Submission methods are strictly prescribed by the agency to ensure proper tracking of the sensitive financial and legal data. Many state tax agencies require the application package to be sent via certified mail, return receipt requested, to a unique Post Office box. This physical submission method provides irrefutable proof of the date of mailing, which is essential for meeting the strict program deadline.
A growing number of regulatory programs utilize secure online portals for electronic submission of the application and supporting files. Using an authorized online portal requires the applicant to register, upload all documentation in a specific digital format, and receive a confirmation receipt. The submission must be completed and received by the agency before the published deadline.

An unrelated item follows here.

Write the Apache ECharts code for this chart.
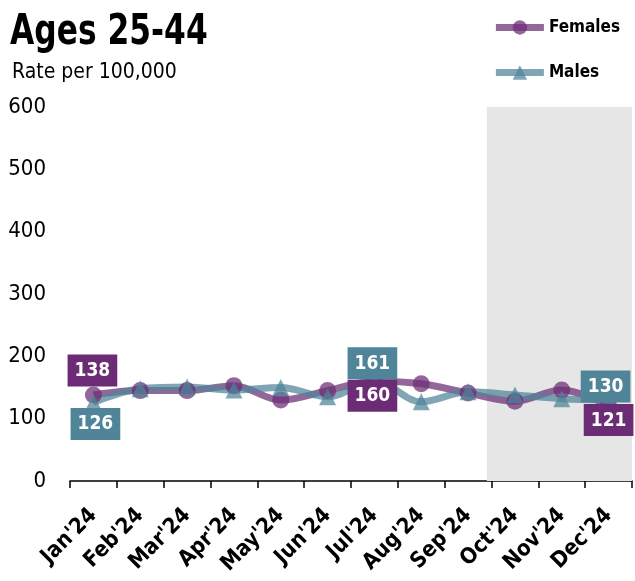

The application package must contain the official amnesty form, the full payment of the calculated liability, and all required substantiating documentation. For tax matters, this often means including the amended returns, clearly marked “AMNESTY FILING.” The package should be organized exactly as instructed in the program’s guidelines.
Immediately after submission, the applicant should receive an acknowledgment of receipt, especially when utilizing a certified mail service or an online portal. This confirmation receipt serves as the initial evidence of participation in the program.
The initial agency review involves checking the application for completeness and verifying eligibility criteria. The agency will confirm that the liability falls within the covered periods and that the required payment has been submitted. Any application missing required signatures, supporting documents, or the correct payment amount will be rejected and returned to the applicant for immediate correction.
Participation in a government amnesty program provides the applicant with significant legal protection from prosecution related to the covered violations. The amnesty agreement generally grants immunity from civil penalties and, in some cases, criminal prosecution for the specific non-compliance disclosed. This immunity is strictly limited to the periods, transactions, and liabilities detailed in the successful application.
The legal protection afforded by the agreement is contingent upon the applicant’s complete adherence to the terms of the amnesty. If the agency later discovers that the applicant willfully withheld information or provided fraudulent documentation, the entire agreement can be voided. Voiding the agreement subjects the individual or entity to the full range of original statutory penalties.
A fundamental requirement following amnesty is the establishment of future compliance with all relevant statutes and regulations. An individual who utilized a tax amnesty program must ensure timely and accurate filing of all subsequent tax returns. Failure to maintain compliance after the amnesty period can result in severe penalties for the new violations.
The governing agency reserves the right to conduct follow-up audits or verification checks related to the information provided during the amnesty application. These checks ensure the accuracy of the financial calculations and the disclosures made. The agency may request additional documentation to verify the income figures or asset valuations submitted in the amnesty filing.
All records and disclosures made during the amnesty process are considered legal documents and are subject to the agency’s record retention policies. The information provided is used to establish a new baseline of compliance for the applicant.
This documentation can be utilized in future audits or investigations if new, unrelated instances of non-compliance are discovered.